Ever seen an orchestral dance off? We have now. Aged 14 to 25, the musical whizz kids of the Sinfónica Juvenil "Teresa Carreño" love to move. They are the next instalment of La Scala's Progetto "El Sistema", which sees young musicians from the Venezuelan education program invade Milan over the coming two weeks. Whilst tonight's offering of sambas, waltzes and a witches' dance had varying levels of success, the orchestra's level of musicality was generally outstanding.
In a performance recorded the year before his death, Bernstein jived as he conducted the LSO in his Overture to Candide. Tonight's concert-opening rendition might have provoked a similar wiggle. A steady tempo found its propulsion in snapping snare and chippy xylophone, whilst strings searched out radiant lyricism in the expansive Dvořákian melody. A precise sound sees predominant violins sitting delicately atop shy winds and brass.

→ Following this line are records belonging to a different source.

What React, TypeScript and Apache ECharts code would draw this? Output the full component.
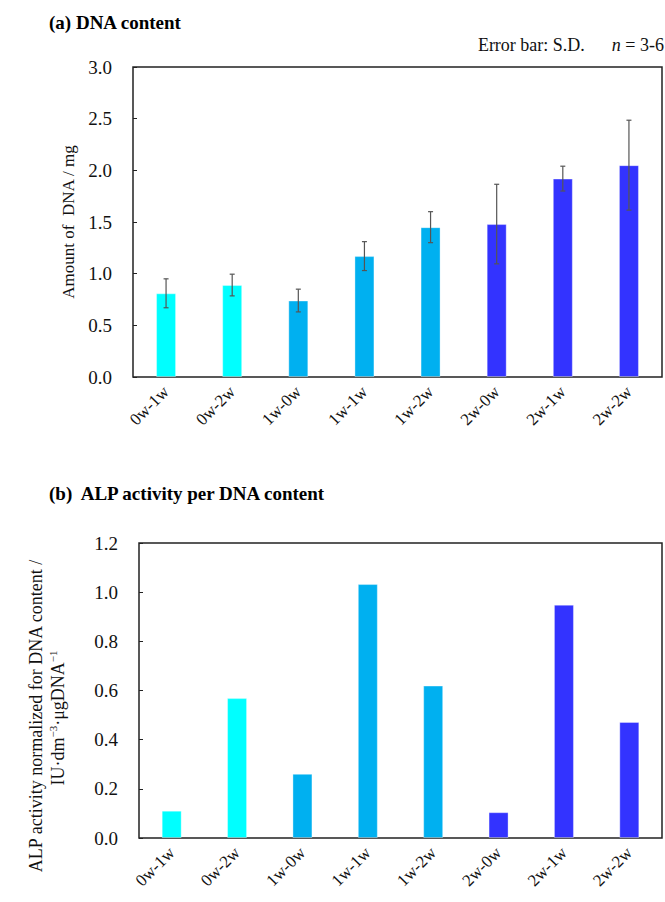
import React, { useEffect, useRef } from "react";
import * as echarts from "echarts";

const categories = ["0w-1w", "0w-2w", "1w-0w", "1w-1w", "1w-2w", "2w-0w", "2w-1w", "2w-2w"];
const dnaMean = [0.81, 0.89, 0.74, 1.17, 1.45, 1.48, 1.92, 2.05];
const dnaSD = [0.14, 0.105, 0.11, 0.14, 0.15, 0.385, 0.12, 0.435];
const alpPerDna = [0.111, 0.569, 0.261, 1.033, 0.62, 0.105, 0.949, 0.472];
const groupOf = [0, 0, 1, 1, 1, 2, 2, 2];
const groupColors = ["#00FFFF", "#00B0F0", "#3333FF"];

const SERIF = "'Liberation Serif', 'Times New Roman', serif";

export default function App() {
  const ref = useRef<HTMLDivElement>(null);
  useEffect(() => {
    if (!ref.current) return;
    const chart = echarts.init(ref.current, null, { renderer: "svg" });
    const barData = (vals: number[]) =>
      vals.map((v, i) => ({
        value: v,
        itemStyle: {
          color: groupColors[groupOf[i]],
          borderColor: "rgba(255,255,255,0.35)",
          borderWidth: 1,
        },
      }));
    const axisLabelY = {
      fontFamily: SERIF,
      fontSize: 19,
      color: "#111",
      margin: 21,
      formatter: (v: number) => v.toFixed(1),
    };
    const axisLabelX = {
      fontFamily: SERIF,
      fontSize: 17,
      color: "#111",
      rotate: 45,
      margin: 12,
      interval: 0,
    };
    const option: any = {
      animation: false,
      backgroundColor: "#fff",
      title: [
        {
          text: "(a) DNA content",
          left: 44,
          top: 8,
          textStyle: { fontFamily: SERIF, fontSize: 19, fontWeight: "bold", color: "#000" },
        },
        {
          text: "(b)  ALP activity per DNA content",
          left: 44,
          top: 479,
          textStyle: { fontFamily: SERIF, fontSize: 19, fontWeight: "bold", color: "#000" },
        },
      ],
      graphic: [
        {
          type: "text",
          right: 1,
          top: 36,
          style: {
            text: "{a|Error bar: S.D.}{sp|      }{i|n}{a| = 3-6}",
            rich: {
              a: { fontFamily: SERIF, fontSize: 18, fill: "#111" },
              sp: { fontFamily: SERIF, fontSize: 18 },
              i: { fontFamily: SERIF, fontSize: 18, fontStyle: "italic", fill: "#111" },
            },
          },
        },
        {
          type: "text",
          x: 36,
          y: 716,
          rotation: Math.PI / 2,
          style: {
            text: "ALP activity normalized for DNA content /",
            fontFamily: SERIF,
            fontSize: 18,
            fill: "#111",
            align: "center",
            verticalAlign: "middle",
          },
        },
        {
          type: "text",
          x: 58,
          y: 718,
          rotation: Math.PI / 2,
          style: {
            text: "{a|IU·dm}{s|−3}{a|·μgDNA}{s|−1}",
            align: "center",
            verticalAlign: "middle",
            rich: {
              a: { fontFamily: SERIF, fontSize: 18, fill: "#111", lineHeight: 22 },
              s: { fontFamily: SERIF, fontSize: 11, fill: "#111", verticalAlign: "top", lineHeight: 22 },
            },
          },
        },
      ],
      grid: [
        { left: 133, right: 3, top: 67, bottom: 525, show: true, borderColor: "#222", borderWidth: 1.5, containLabel: false },
        { left: 139, right: 3, top: 543, bottom: 64, show: true, borderColor: "#222", borderWidth: 1.5, containLabel: false },
      ],
      xAxis: [
        {
          type: "category",
          gridIndex: 0,
          data: categories,
          axisLine: { show: false },
          axisTick: { show: false },
          axisLabel: axisLabelX,
        },
        {
          type: "category",
          gridIndex: 1,
          data: categories,
          axisLine: { show: false },
          axisTick: { show: false },
          axisLabel: axisLabelX,
        },
      ],
      yAxis: [
        {
          type: "value",
          gridIndex: 0,
          min: 0,
          max: 3,
          interval: 0.5,
          name: "Amount of  DNA / mg",
          nameLocation: "middle",
          nameGap: 46,
          nameTextStyle: { fontFamily: SERIF, fontSize: 17, color: "#111" },
          axisLine: { show: false },
          axisTick: { show: true, inside: true, length: 4, lineStyle: { color: "#222" } },
          splitLine: { show: false },
          axisLabel: axisLabelY,
        },
        {
          type: "value",
          gridIndex: 1,
          min: 0,
          max: 1.2,
          interval: 0.2,
          axisLine: { show: false },
          axisTick: { show: true, inside: true, length: 4, lineStyle: { color: "#222" } },
          splitLine: { show: false },
          axisLabel: axisLabelY,
        },
      ],
      series: [
        {
          type: "bar",
          xAxisIndex: 0,
          yAxisIndex: 0,
          barWidth: 20,
          data: barData(dnaMean),
        },
        {
          type: "custom",
          xAxisIndex: 0,
          yAxisIndex: 0,
          data: dnaMean.map((m, i) => [i, m - dnaSD[i], m + dnaSD[i]]),
          z: 10,
          renderItem: (params: any, api: any) => {
            const x = api.value(0);
            const lo = api.coord([x, api.value(1)]);
            const hi = api.coord([x, api.value(2)]);
            const cap = 2.5;
            const st = { stroke: "#555", lineWidth: 1.2 };
            return {
              type: "group",
              children: [
                { type: "line", shape: { x1: lo[0], y1: lo[1], x2: hi[0], y2: hi[1] }, style: st },
                { type: "line", shape: { x1: lo[0] - cap, y1: lo[1], x2: lo[0] + cap, y2: lo[1] }, style: st },
                { type: "line", shape: { x1: hi[0] - cap, y1: hi[1], x2: hi[0] + cap, y2: hi[1] }, style: st },
              ],
            };
          },
        },
        {
          type: "bar",
          xAxisIndex: 1,
          yAxisIndex: 1,
          barWidth: 20,
          data: barData(alpPerDna),
        },
      ],
    };
    chart.setOption(option);
    return () => chart.dispose();
  }, []);
  return (
    <div
      ref={ref}
      style={{ position: "fixed", left: 0, top: 0, width: 665, height: 902, background: "#fff" }}
    />
  );
}
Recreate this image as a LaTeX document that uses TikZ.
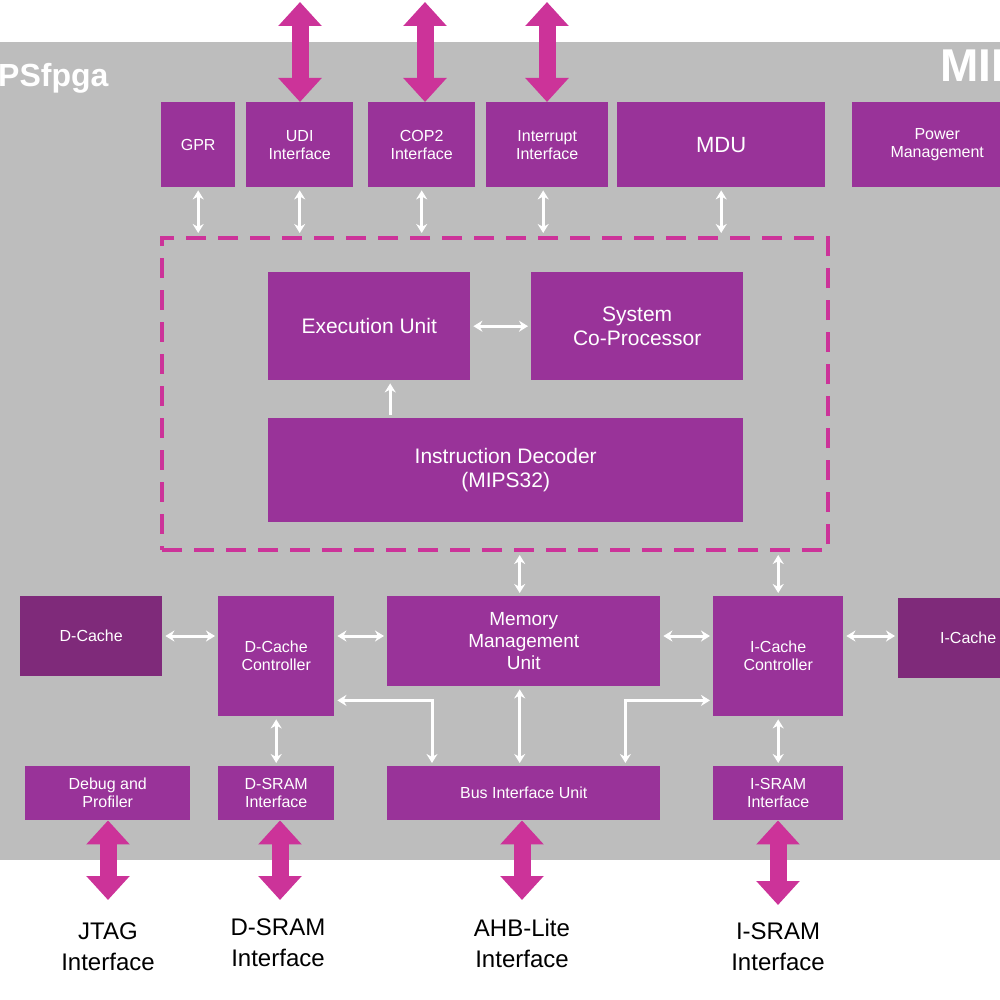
\documentclass[tikz,border=0pt]{standalone}
\usepackage{fontspec}
\setmainfont{Liberation Sans}
\usetikzlibrary{arrows.meta}
\definecolor{bggray}{HTML}{BDBDBD}
\definecolor{boxpurple}{HTML}{993399}
\definecolor{darkpurple}{HTML}{7F2A7A}
\definecolor{busarrow}{HTML}{CC3399}
\tikzset{
  blk/.style={fill=boxpurple,text=white,anchor=north west,inner sep=0pt,align=center,
    font=\fontsize{16}{18}\selectfont},
  wa/.style={draw=white,line width=3pt,{Stealth[length=9pt,width=11pt]}-{Stealth[length=9pt,width=11pt]},shorten <=3pt,shorten >=3pt},
  ba/.style={draw=busarrow,line width=17pt,{Triangle[length=24pt,width=42pt]}-{Triangle[length=24pt,width=42pt]}},
  lbl/.style={font=\fontsize{24}{31}\selectfont,align=center}
}
\begin{document}
\begin{tikzpicture}[x=1pt,y=-1pt]
    \useasboundingbox (0,0) rectangle (1000,1000);
    \clip (0,0) rectangle (1000,1000);
    \fill [bggray] (0,42) rectangle (1000,860);
    \node [anchor=east,text=white,font=\bfseries\fontsize{32}{34}\selectfont] at (112,78) {MIPSfpga};
    \node [anchor=west,text=white,font=\bfseries\fontsize{46}{48}\selectfont] at (937,70) {MIPSfpga};
    % top row
    \node [blk,minimum width=74,minimum height=85] (gpr) at (161,102) {GPR};
    \node [blk,minimum width=107,minimum height=85] (udi) at (246,102) {UDI\\Interface};
    \node [blk,minimum width=107,minimum height=85] (cop) at (368,102) {COP2\\Interface};
    \node [blk,minimum width=122,minimum height=85] (irq) at (486,102) {Interrupt\\Interface};
    \node [blk,minimum width=208,minimum height=85,font=\fontsize{22}{24}\selectfont] (mdu) at (617,102) {MDU};
    \node [blk,minimum width=170,minimum height=85,anchor=north west] (pwr) at (852,102) {Power\hspace{22pt}\\Management\hspace{22pt}};
    % core
    \node [draw=busarrow,line width=4pt,dash pattern=on 20pt off 12pt,anchor=north west,
        minimum width=666,minimum height=312] (core) at (160,236) {};
    \node [blk,minimum width=202,minimum height=108,font=\fontsize{21}{24}\selectfont] (exe) at (268,272) {Execution Unit};
    \node [blk,minimum width=212,minimum height=108,font=\fontsize{21}{24}\selectfont] (scp) at (531,272) {System\\Co-Processor};
    \node [blk,minimum width=475,minimum height=104,font=\fontsize{21}{24}\selectfont] (dec) at (268,418) {Instruction Decoder\\(MIPS32)};
    % middle row
    \node [blk,fill=darkpurple,minimum width=142,minimum height=80] (dc) at (20,596) {D-Cache};
    \node [blk,minimum width=116,minimum height=120] (dcc) at (218,596) {D-Cache\\Controller};
    \node [blk,minimum width=273,minimum height=90,font=\fontsize{19}{22}\selectfont] (mmu) at (387,596) {Memory\\Management\\Unit};
    \node [blk,minimum width=130,minimum height=120] (icc) at (713,596) {I-Cache\\Controller};
    \node [blk,fill=darkpurple,minimum width=142,minimum height=80] (ic) at (898,598) {\hspace{-2pt}I-Cache};
    % bottom row
    \node [blk,minimum width=165,minimum height=54] (dbg) at (25,766) {Debug and\\Profiler};
    \node [blk,minimum width=116,minimum height=54] (dsr) at (218,766) {D-SRAM\\Interface};
    \node [blk,minimum width=273,minimum height=54] (biu) at (387,766) {Bus Interface Unit};
    \node [blk,minimum width=130,minimum height=54] (isr) at (713,766) {I-SRAM\\Interface};
    % white connectors
    \foreach \n in {gpr,udi,cop,mdu} {
        \draw [wa] (\n.south) -- (\n.south |- core.north);
    }
    \draw [wa] ([xshift=-4pt]irq.south) -- ([xshift=-4pt]irq.south |- core.north);
    \draw [wa] (exe) -- (scp);
    \draw [wa,{Stealth[length=9pt,width=11pt]}-] ([xshift=21pt]exe.south) -- ([xshift=21pt]exe.south |- dec.north);
    \draw [wa] ([xshift=-4pt]mmu.north) -- ([xshift=-4pt]mmu.north |- core.south);
    \draw [wa] (icc.north) -- (icc.north |- core.south);
    \draw [wa] (dc.east |- 0,636) -- (dcc.west |- 0,636);
    \draw [wa] (dcc.east |- 0,636) -- (mmu.west |- 0,636);
    \draw [wa] (mmu.east |- 0,636) -- (icc.west |- 0,636);
    \draw [wa] (icc.east |- 0,636) -- (ic.west |- 0,636);
    \draw [wa] (dcc) -- (dsr);
    \draw [wa] (icc) -- (isr);
    \draw [wa] ([xshift=-4pt]mmu.south) -- ([xshift=-4pt]biu.north);
    \draw [wa] ([yshift=16pt]dcc.south east) -| ([xshift=45pt]biu.north west);
    \draw [wa] ([yshift=16pt]icc.south west) -| ([xshift=-35pt]biu.north east);
    % bus arrows
    \foreach \n/\x in {udi/300,cop/425,irq/547} {
        \coordinate (top\n) at (\x,2);
        \draw [ba] (top\n) -- (top\n |- \n.north);
    }
    \node [lbl] (jtag) at (108,947) {JTAG\\Interface};
    \node [lbl] (dsrl) at (278,943) {D-SRAM\\Interface};
    \node [lbl] (ahb) at (522,943) {AHB-Lite\\Interface};
    \node [lbl] (isrl) at (778,947) {I-SRAM\\Interface};
    \coordinate (jtagend) at (108,900);
    \coordinate (dsrend) at (280,900);
    \coordinate (ahbend) at (522,900);
    \coordinate (isrend) at (778,905);
    \draw [ba] (jtagend |- dbg.south) -- (jtagend);
    \draw [ba] (dsrend |- dsr.south) -- (dsrend);
    \draw [ba] (ahbend |- biu.south) -- (ahbend);
    \draw [ba] (isrend |- isr.south) -- (isrend);
\end{tikzpicture}
\end{document}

Young director Christian Vásquez marshals with tick-tock beats in what by now feels like a house style – a suspected heirloom from Sistema founder and conducting teacher José Antonio Abreu.
Such high-precision made the intricate rhythms of Chavez's "Indian Symphony" burst with spontaneity. The work evokes rugged landscapes in reedy winds and a range of percussion made from deer hooves, butterfly cocoons and clay rattles, the composer drawing on musical styles (if not the tunes in their entirety) of three indigenous Mexican populations. Particular concentration came from pattering percussionists; one timpanist eyeballed his colleagues in the resolute second movement, ear down low, as he stroked the surface of the skin. Technically, the work is divided into three movements, whilst in practice it shifts fluidly in a larger number of sketches ("variation can be replaced by the notion of constant rebirth", was the composer's philosophy). The orchestra realised textural metamorphoses with cool control.
From the clinical to the colourful in Margariteña, an aural sketch of the island of Margarita by Venezuelan composer Inocente Carreño (no link with the orchestra, whose namesake is Venezuelan pianist and singer Teresa Carreño, a favourite of Henry Wood's Promenade Concerts). "You can feel the air and smell the water", says El Sistema disciple Gustavo Dudamel of the piece. You can see what he means. The introduction alone rotated from ultramarine tremolo strings and horns in dawning shards to weaving woodwind shoals and flashes in metallic waves. The 165 musicians of the orchestra swayed as one for the principal song "Margarita is a tear that a cherub dropped," rippling and digesting lilting rhythms with bodies as well as ears.